There are also the odd pages explaining the etiquette of pub quizzes, from mobile phone cheating to why there’s always a Star Trek question.

Oh, and the answer is ‘The Lord is my shepherd.’

The Second Book Of General Ignorance
By John Lloyd and John Mitchinson
Published by Faber & Faber, priced £12.99. Click here to buy from Amazon for £6.49

And if you’re into your trivia, this is a must-buy. QI has become quite a publishing empire, with all sorts of spin-offs, but this is the follow-up to the tome that started it all – and went on to sell more than a million copies.

It’s the closest thing to the panel show, in which everything you know is proved to be wrong with a series of questions, then the genuine, if counterintuitive, truth being explained thereafter.
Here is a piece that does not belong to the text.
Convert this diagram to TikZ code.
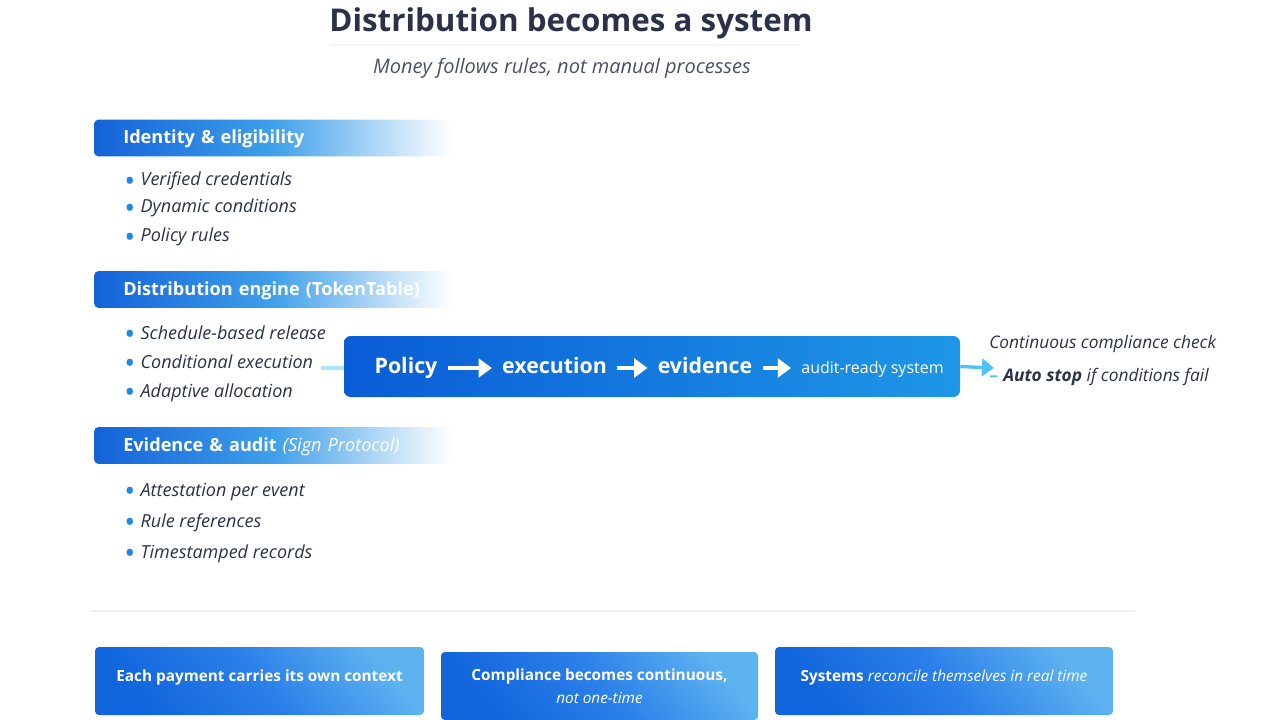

It’s possibly more a quirky fact book than a comedy one, though a few choice exchanges from the TV series are included to justify its inclusion here.

QI have also produced an annual this year, but that’s rather gimmicky. This is the book that will tell you that octopuses have six legs, oranges aren’t orange and there is no such thing as fish – and explain exactly why.

TV Go Home
By Charlie Brooker
Published by Faber & Faber, priced £12.99. Click here to buy from Amazon for £6.24

Now he’s a bona fide comic star married to Konnie Huq, it’ll become increasingly hard to remember that Brooker was once a scabrous grouch writing made-up TV listings on the internet, prophetically berating the way the industry was heading.

That website, TV Go Home, has long been mothballed, and the spin-off book, first published in 2001 was going for up to £55 on the second-hand market. But now that volume has been reissued; and while Brooker’s name wasn’t on the cover at all for the first edition, now it’s in big type, along with his photo.

His fake shows, laid out like the Radio Times, vary from the obviously surreal to those that sound worryingly plausible – especially now that we have BBC Three – such as the Ainsley’s Last Suppers, about deathbed cuisine, or Britain’s Shakiest Dentists.

There are running jokes such as Cunt, the idea that spawned the underrated Nathan Barley TV series, and Daily Mail Island, the reality show in which volunteers were isolated from the outside world with only Middle England’s favourite newspaper to guide them. The hilariously blunt appeals from producers seeking viewers to appear on their exploitative offerings are a particular favourite.

Mock adverts and the odd spoof feature complete this brilliantly splenetic offering.